Shane Horgan will look back on this match with particular joy. The big Drogheda lad was simply immense, eclipsing his more vaunted centre partner Brian O'Driscoll, even though O'Driscoll had a fine game.
Eric Miller will look back with different thoughts. It was a shame that what should have been his finest hour was spoiled by a moment of madness. But he shouldn't be demonised. He is not known for the type of action that saw him dismissed. Nor is Dominic Crotty the type of player who goes about thumping players. And Crotty was lucky to escape censure although the penalty reversal was seen by many as the game's turning point.

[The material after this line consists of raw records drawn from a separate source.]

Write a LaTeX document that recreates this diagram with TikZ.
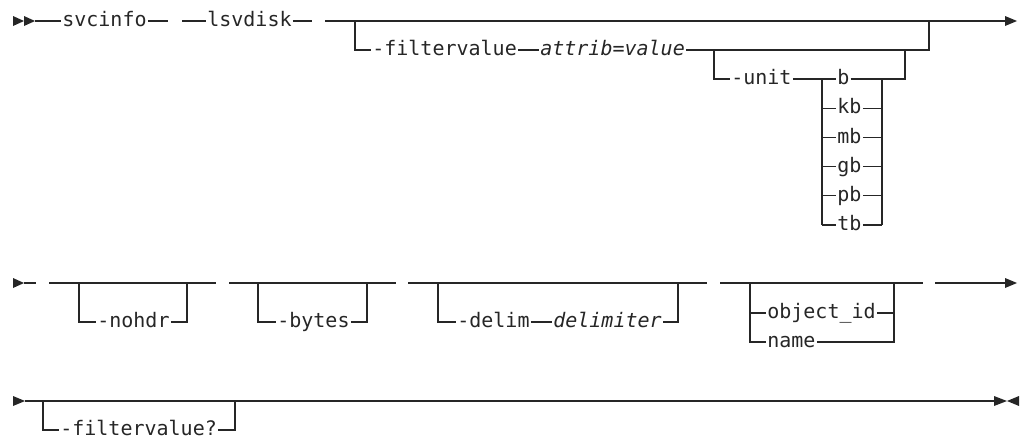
\documentclass[tikz,border=0pt]{standalone}
\usepackage{fontspec}
\setmonofont{DejaVu Sans Mono}
\usetikzlibrary{positioning}
\colorlet{ink}{black!85}
\newcommand{\railfont}{\fontsize{15}{18}\selectfont\ttfamily}

\begin{document}
\begin{tikzpicture}[x=0.75pt, y=-0.75pt,
    rail/.style={draw=ink, line width=1pt},
    tip/.style={fill=ink},
    kw/.style={anchor=west, inner xsep=0.8pt, inner ysep=0pt, text height=11.5pt, text depth=3pt, text=ink, font=\railfont},
    var/.style={kw, font=\railfont\itshape}
]
\useasboundingbox (0,0) rectangle (1022,439);

% first line: svcinfo lsvdisk [-filtervalue ...]
\coordinate (s1) at (35,21);
\coordinate (s2) at (168,21);
\coordinate (s3) at (182,21);
\coordinate (s4) at (312,21);
\coordinate (s5) at (325,21);
\coordinate (s6) at (1005,21);
\coordinate (fl) at (355,21);
\coordinate (fr) at (929,21);
\coordinate (ul) at (714,50);
\coordinate (ur) at (905,50);
\coordinate (bl) at (822,79);
\coordinate (br) at (882,79);
\fill[tip] (13,16) -- (24,21) -- (13,26) -- cycle;
\fill[tip] (24,16) -- (35,21) -- (24,26) -- cycle;
\node[kw] (svc) at (61,21) {svcinfo};
\node[kw] (lsv) at (206,21) {lsvdisk};
\draw[rail] (s1) -- (svc) (svc) -- (s2);
\draw[rail] (s3) -- (lsv) (lsv) -- (s4);
\draw[rail] (s5) -- (s6);
\fill[tip] (1005,16) -- (1017,21) -- (1005,26) -- cycle;
\node[kw] (fv) at (371,50) {-filtervalue};
\node[var] (attr) at (539,50) {attrib=value};
\draw[rail] (fl) |- (fv);
\draw[rail] (fv) -- (attr);
\draw[rail] (attr) -| (fr);
\node[kw] (unit) at (730,79) {-unit};
\draw[rail] (ul) |- (unit);
\draw[rail] (unit) -- (bl);
\draw[rail] (br) -| (ur);
\foreach \u [count=\i] in {b,kb,mb,gb,pb,tb} {
    \pgfmathsetmacro\yy{79+29.2*(\i-1)}
    \node[kw] (u\i) at (836,\yy) {\u};
    \draw[rail] (u\i -| bl) -- (u\i) (u\i) -- (u\i -| br);
}
\draw[rail] (bl) -- (bl |- u6);
\draw[rail] (br) -- (br |- u6);

% second line: -nohdr -bytes -delim object_id/name
\coordinate (t0) at (24,283);
\coordinate (t1) at (36,283);
\coordinate (g1a) at (49,283);
\coordinate (g1b) at (216,283);
\coordinate (n1) at (79,283);
\coordinate (n2) at (187,283);
\coordinate (g2a) at (229,283);
\coordinate (g2b) at (396,283);
\coordinate (b1) at (258,283);
\coordinate (b2) at (367,283);
\coordinate (g3a) at (408,283);
\coordinate (g3b) at (707,283);
\coordinate (d1) at (438,283);
\coordinate (d2) at (678,283);
\coordinate (g4a) at (720,283);
\coordinate (g4b) at (923,283);
\coordinate (o1) at (750,283);
\coordinate (o2) at (894,283);
\coordinate (e1) at (935,283);
\coordinate (e2) at (1005,283);
\fill[tip] (13,278) -- (24,283) -- (13,288) -- cycle;
\draw[rail] (t0) -- (t1);
\node[kw] (nohdr) at (96,322) {-nohdr};
\node[kw] (bytes) at (276,322) {-bytes};
\node[kw] (delim) at (456,322) {-delim};
\node[var] (dlm) at (552,322) {delimiter};
\node[kw] (objid) at (766,313) {object\_id};
\node[kw] (name) at (766,342) {name};
\draw[rail] (g1a) -- (g1b);
\draw[rail] (n1) |- (nohdr);
\draw[rail] (nohdr) -| (n2);
\draw[rail] (g2a) -- (g2b);
\draw[rail] (b1) |- (bytes);
\draw[rail] (bytes) -| (b2);
\draw[rail] (g3a) -- (g3b);
\draw[rail] (d1) |- (delim);
\draw[rail] (delim) -- (dlm);
\draw[rail] (dlm) -| (d2);
\draw[rail] (g4a) -- (g4b);
\draw[rail] (o1) |- (name);
\draw[rail] (objid -| o1) -- (objid);
\draw[rail] (objid) -- (objid -| o2);
\draw[rail] (name) -| (o2);
\draw[rail] (e1) -- (e2);
\fill[tip] (1005,278) -- (1017,283) -- (1005,288) -- cycle;

% third line: -filtervalue?
\coordinate (r0) at (25,401);
\coordinate (r1) at (994,401);
\coordinate (q1) at (43,401);
\coordinate (q2) at (235,401);
\fill[tip] (13,396) -- (25,401) -- (13,406) -- cycle;
\draw[rail] (r0) -- (r1);
\node[kw] (fvq) at (59,430) {-filtervalue?};
\draw[rail] (q1) |- (fvq);
\draw[rail] (fvq) -| (q2);
\fill[tip] (994,396) -- (1007,401) -- (994,406) -- cycle;
\fill[tip] (1019,396) -- (1007,401) -- (1019,406) -- cycle;
\end{tikzpicture}
\end{document}
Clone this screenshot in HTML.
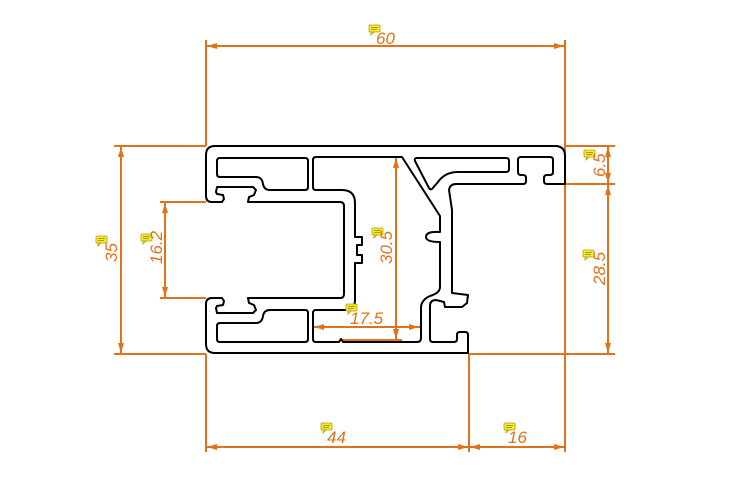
<!DOCTYPE html>
<html><head><style>html,body{margin:0;padding:0;background:#fff}svg{display:block}
text{font-family:"Liberation Sans",sans-serif;font-style:italic;font-size:17px;fill:#E0731A}</style></head>
<body>
<svg width="751" height="489" viewBox="0 0 751 489" xmlns="http://www.w3.org/2000/svg">
<defs>
<g id="ic"><rect x="0" y="0" width="11" height="7" rx="1" fill="#F3EA3A" stroke="#B8A000" stroke-width="0.8"/><path d="M2,7 L2,10 L5,7Z" fill="#F3EA3A" stroke="#B8A000" stroke-width="0.8"/><line x1="2" y1="2.5" x2="9" y2="2.5" stroke="#9a8a00" stroke-width="0.8"/><line x1="2" y1="4.5" x2="8" y2="4.5" stroke="#9a8a00" stroke-width="0.8"/></g>
<marker id="a" viewBox="0 0 10 6" refX="10" refY="3" markerWidth="10" markerHeight="6" markerUnits="userSpaceOnUse" orient="auto"><path d="M0,0 L10,3 L0,6Z" fill="#E0731A"/></marker>
</defs>
<g stroke="#E0731A" stroke-width="2" fill="none">
<!-- top 60 -->
<line x1="206" y1="40" x2="206" y2="146"/><line x1="565" y1="40" x2="565" y2="452"/>
<line x1="206" y1="46" x2="565" y2="46"/>
<!-- left 35 -->
<line x1="114" y1="146" x2="206" y2="146"/><line x1="114" y1="354" x2="206" y2="354"/>
<line x1="121" y1="146" x2="121" y2="354"/>
<!-- 16.2 -->
<line x1="160" y1="202" x2="206" y2="202"/><line x1="160" y1="298" x2="206" y2="298"/>
<line x1="165" y1="202" x2="165" y2="298"/>
<!-- right -->
<line x1="565" y1="146" x2="615" y2="146"/><line x1="565" y1="184" x2="615" y2="184"/><line x1="469" y1="354" x2="615" y2="354"/>
<line x1="608" y1="146" x2="608" y2="354"/>
<!-- bottom -->
<line x1="206" y1="354" x2="206" y2="452"/><line x1="469" y1="354" x2="469" y2="452"/>
<line x1="206" y1="447" x2="565" y2="447"/>
<!-- 30.5 / 17.5 -->
<line x1="388" y1="157" x2="402" y2="157"/><line x1="342" y1="340" x2="402" y2="340"/>
<line x1="396" y1="157" x2="396" y2="340"/>
<line x1="313" y1="327" x2="420" y2="327"/>
</g>
<g stroke="#E0731A" stroke-width="1.5" fill="none">
<line x1="215" y1="46" x2="207" y2="46" marker-end="url(#a)"/><line x1="556" y1="46" x2="564" y2="46" marker-end="url(#a)"/>
<line x1="121" y1="156" x2="121" y2="147" marker-end="url(#a)"/><line x1="121" y1="344" x2="121" y2="353" marker-end="url(#a)"/>
<line x1="165" y1="212" x2="165" y2="203" marker-end="url(#a)"/><line x1="165" y1="288" x2="165" y2="297" marker-end="url(#a)"/>
<line x1="608" y1="156" x2="608" y2="147" marker-end="url(#a)"/><line x1="608" y1="174" x2="608" y2="183" marker-end="url(#a)"/>
<line x1="608" y1="194" x2="608" y2="185" marker-end="url(#a)"/><line x1="608" y1="344" x2="608" y2="353" marker-end="url(#a)"/>
<line x1="215" y1="447" x2="207" y2="447" marker-end="url(#a)"/><line x1="460" y1="447" x2="468" y2="447" marker-end="url(#a)"/>
<line x1="478" y1="447" x2="470" y2="447" marker-end="url(#a)"/><line x1="556" y1="447" x2="564" y2="447" marker-end="url(#a)"/>
<line x1="396" y1="167" x2="396" y2="158" marker-end="url(#a)"/><line x1="396" y1="330" x2="396" y2="339" marker-end="url(#a)"/>
<line x1="323" y1="327" x2="314" y2="327" marker-end="url(#a)"/><line x1="410" y1="327" x2="419" y2="327" marker-end="url(#a)"/>
</g>
<g fill="none" stroke="#000" stroke-width="2" stroke-linejoin="round">
<path d="M206,155 Q206,146 215,146 H555 Q565,146 565,156 V184 H547 Q544,184 544,181 V178 Q544,175 547,175 H550 Q553,175 553,172 V160 Q553,157 550,157 H521 Q518,157 518,160 V172 Q518,175 521,175 H523 Q526,175 526,178 V181 Q526,184 523,184 H456 Q450,184 449,190 L452,210 V293 L468,295 L467,303 L462,307 H445 L444,302 L436,300 Q430,300 430,306 V339 Q430,342 433,342 H454 Q457,342 457,339 V335 Q457,332 460,332 H465 Q468,332 468,335 V353 H215 Q206,353 206,344 V304 Q206,298 212,298 H222 L224,301 L223,305 L217,306 L216,308 L217,313 H253 L256,310 L254,305 L249,303 L248,298 H340 Q344,298 344,294 V206 Q344,202 340,202 H248 L249,197 L254,195 L256,190 L253,187 H217 L216,192 L217,194 L223,195 L224,199 L222,202 H212 Q206,202 206,196 Z"/>
<path d="M220,158 H305 Q308,158 308,161 V187 Q308,190 305,190 H270 Q264,190 263,184 Q262,177 256,177 H220 Q217,177 217,174 V161 Q217,158 220,158 Z"/>
<path d="M220,342 H305 Q308,342 308,339 V313 Q308,310 305,310 H270 Q264,310 263,316 Q262,323 256,323 H220 Q217,323 217,326 V339 Q217,342 220,342 Z"/>
<path d="M316,157 H402 L440,216 V232 Q426,231 426,237 Q426,242 440,242 V287 Q440,293 430,296 Q421,300 421,308 V338 Q421,342 417,342 H343 L341,339 L339,342 H316 Q313,342 313,339 V313 Q313,310 316,310 H345 Q355,310 355,300 V263 H362 V255 H357 V245 H362 V237 H355 V203 Q355,190 342,190 H316 Q313,190 313,187 V160 Q313,157 316,157 Z"/>
<path d="M417,158 H506 Q509,158 509,161 V169 Q509,172 506,172 H458 Q445,172 438,182 L432,189 Q430,190 429,188 L415,161 Q414,158 417,158 Z"/>
</g>
<use href="#ic" x="369" y="25"/><text x="376" y="44">60</text>
<use href="#ic" x="96" y="236"/><text transform="translate(117,262) rotate(-90)">35</text>
<use href="#ic" x="141" y="234"/><text transform="translate(162,264) rotate(-90)">16.2</text>
<use href="#ic" x="372" y="228"/><text transform="translate(392,264) rotate(-90)">30.5</text>
<use href="#ic" x="346" y="304"/><text x="350" y="324">17.5</text>
<use href="#ic" x="584" y="150"/><text transform="translate(605,177) rotate(-90)">6.5</text>
<use href="#ic" x="583" y="250"/><text transform="translate(605,285) rotate(-90)">28.5</text>
<use href="#ic" x="321" y="423"/><text x="327" y="443">44</text>
<use href="#ic" x="504" y="423"/><text x="508" y="443">16</text>
</svg>
</body></html>
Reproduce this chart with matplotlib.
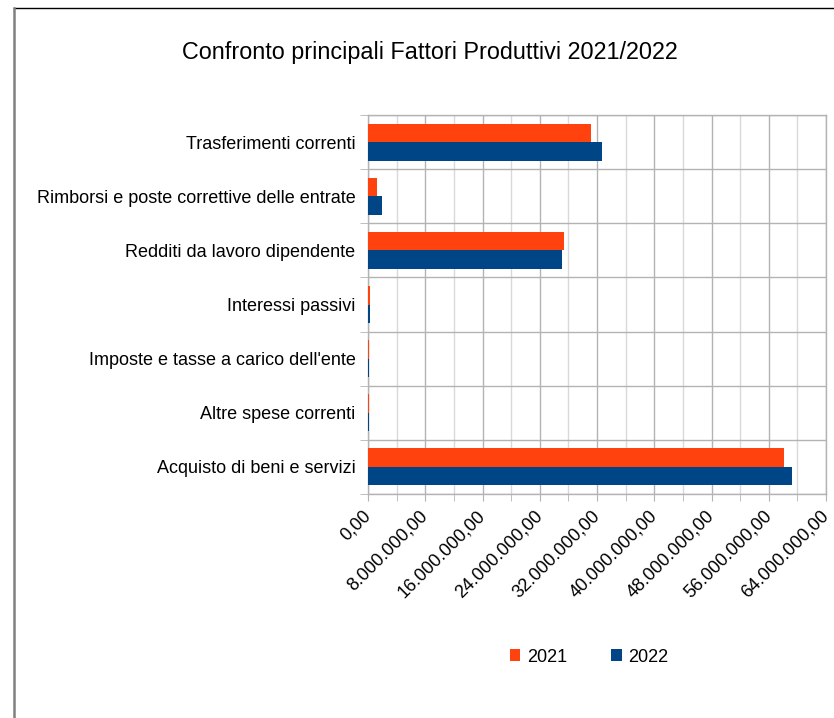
import matplotlib.pyplot as plt
from matplotlib.ticker import MultipleLocator, FuncFormatter
import numpy as np

plt.rcParams['font.family'] = ['Liberation Sans', 'DejaVu Sans']

# bottom to top, as drawn by barh
categories = [
    "Acquisto di beni e servizi",
    "Altre spese correnti",
    "Imposte e tasse a carico dell'ente",
    "Interessi passivi",
    "Redditi da lavoro dipendente",
    "Rimborsi e poste correttive delle entrate",
    "Trasferimenti correnti",
]
vals_2021 = [58_100_000, 150_000, 150_000, 280_000, 27_400_000, 1_260_000, 31_150_000]
vals_2022 = [59_250_000, 150_000, 150_000, 280_000, 27_100_000, 1_960_000, 32_700_000]

ORANGE = "#ff420e"
BLUE = "#004586"
GRID = "#b3b3b3"


def it_fmt(x, pos):
    s = f"{x:,.2f}"
    return s.replace(",", "X").replace(".", ",").replace("X", ".")


fig = plt.figure(figsize=(8.34, 7.18), dpi=100)
ax = fig.add_axes([368 / 834, 1 - 494 / 718, 458 / 834, 379 / 718])

y = np.arange(len(categories))
h = 0.343
ax.barh(y + h / 2, vals_2021, height=h, color=ORANGE, label="2021", zorder=3)
ax.barh(y - h / 2, vals_2022, height=h, color=BLUE, label="2022", zorder=3)

ax.set_xlim(0, 64_000_000)
ax.set_ylim(-0.5, len(categories) - 0.5)

ax.xaxis.set_major_locator(MultipleLocator(8_000_000))
ax.xaxis.set_minor_locator(MultipleLocator(4_000_000))
ax.xaxis.set_major_formatter(FuncFormatter(it_fmt))
ax.tick_params(axis="x", which="both", length=5, color=GRID, labelsize=13, pad=9)
for lbl in ax.get_xticklabels():
    lbl.set_rotation(45)
    lbl.set_ha("right")
    lbl.set_va("center")
    lbl.set_rotation_mode("anchor")

ax.set_yticks(y)
ax.set_yticklabels(categories, fontsize=13)
ax.set_yticks(np.arange(len(categories) + 1) - 0.5, minor=True)
ax.tick_params(axis="y", which="major", length=0, pad=9)
ax.tick_params(axis="y", which="minor", length=6, color=GRID)

ax.grid(True, axis="x", which="major", color=GRID, lw=1, zorder=0)
ax.grid(True, axis="x", which="minor", color="#d9d9d9", lw=1, zorder=0)
ax.grid(True, axis="y", which="minor", color=GRID, lw=1, zorder=0)
ax.set_axisbelow(True)
for sp in ax.spines.values():
    sp.set_color(GRID)
    sp.set_linewidth(1)

fig.text(430 / 834, 1 - 53 / 718, "Confronto principali Fattori Produttivi 2021/2022",
         ha="center", va="center", fontsize=16.8)

fig.legend(loc="center", bbox_to_anchor=(589 / 834, 1 - 657 / 718), ncol=2,
           frameon=False, fontsize=13, handlelength=0.6, handleheight=0.6,
           columnspacing=2.45, handletextpad=0.35)

# page frame: top and left edges only
fig.add_artist(plt.Line2D([13.5 / 834, 1], [1 - 8 / 718, 1 - 8 / 718], color="black", lw=1))
fig.add_artist(plt.Line2D([13.5 / 834, 13.5 / 834], [0, 1 - 8 / 718], color="#808080", lw=1.8))

fig.savefig("out.png", dpi=100)
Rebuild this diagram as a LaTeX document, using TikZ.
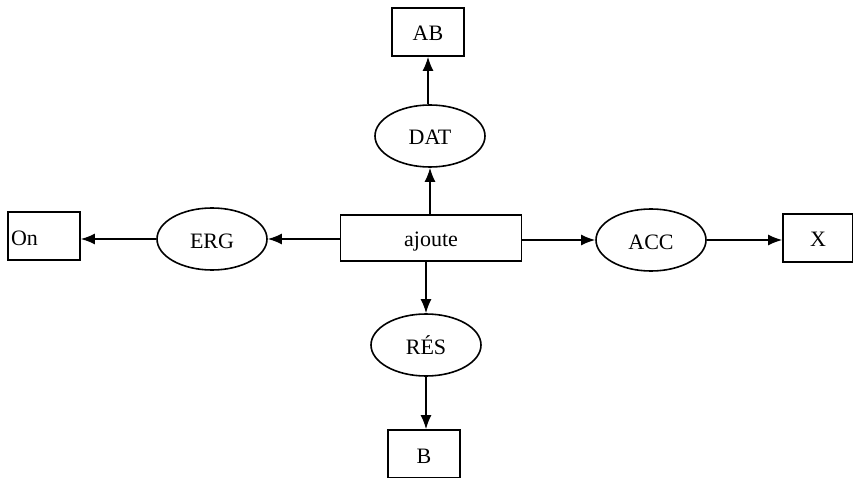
\documentclass[tikz,border=0pt]{standalone}
\usepackage{fontspec}
\setmainfont{Liberation Serif}
\usetikzlibrary{shapes.geometric,arrows.meta}
\begin{document}
\begin{tikzpicture}[x=1pt, y=-1pt, line width=1.6pt,
    font=\fontsize{22}{26}\selectfont,
    every node/.style={text height=18pt, text depth=0pt},
    box/.style={draw, rectangle, minimum width=72pt, minimum height=48pt, inner sep=0pt},
    rel/.style={draw, ellipse, minimum width=110pt, minimum height=62pt, inner sep=0pt},
    link/.style={-{Latex[length=14pt,width=11pt]}}]
    \useasboundingbox (0,0) rectangle (853,478);

    % Verb in the middle
    \node[box, minimum width=181pt, minimum height=46pt] (ajoute) at (431,238) {ajoute};

    % Relations
    \node[rel] (dat) at (430,136) {DAT};
    \node[rel] (erg) at (212,239) {ERG};
    \node[rel] (acc) at (651,240) {ACC};
    \node[rel] (res) at (426,345) {RÉS};

    % Arguments
    \node[box] (ab) at (428,32) {AB};
    \node[box, text width=66pt, align=left, inner sep=3pt] (on) at (44,236) {On};
    \node[box, minimum width=70pt] (x) at (818,238) {X};
    \node[box] (b) at (424,454) {B};

    % Links
    \draw[link] (ajoute.north -| dat.south) -- (dat.south);
    \draw[link] (dat.north -| ab.south) -- (ab.south);
    \draw[link] (ajoute.west |- erg.east) -- (erg.east);
    \draw[link] (erg.west) -- (on.east |- erg.west);
    \draw[link] (ajoute.east |- acc.west) -- (acc.west);
    \draw[link] (acc.east) -- (x.west |- acc.east);
    \draw[link] (ajoute.south -| res.north) -- (res.north);
    \draw[link] (res.south) -- (b.north -| res.south);
\end{tikzpicture}
\end{document}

It was wonderful to see the emerging skill of Paul O'Connell but the player who caught the eye did so for something he did after the final whistle rather than the many good things he did during the game.
As his teammates set off on their well deserved lap of honour, Denis Hickie went among the Munster players offering a hand of condolence and that, and his after match comments, showed a humanity that is hugely admirable. Remember this is the player who was written off after the South Africa tour in '98. To get back to where he is now, he had to dig deep, deeper than most people are able to go. Part of his reward is a Celtic League medal and a central role in his side's success.
Leinster have emerged from the shade to bring a new force to Irish rugby. It can only be good for the game in this country. It can only be bad for Heineken Cup aspirants. Defeat will add steel to Munster's determination. And once they've enjoyed a day and a bit to celebrate, Leinster will cast a covetous eye towards the Euro.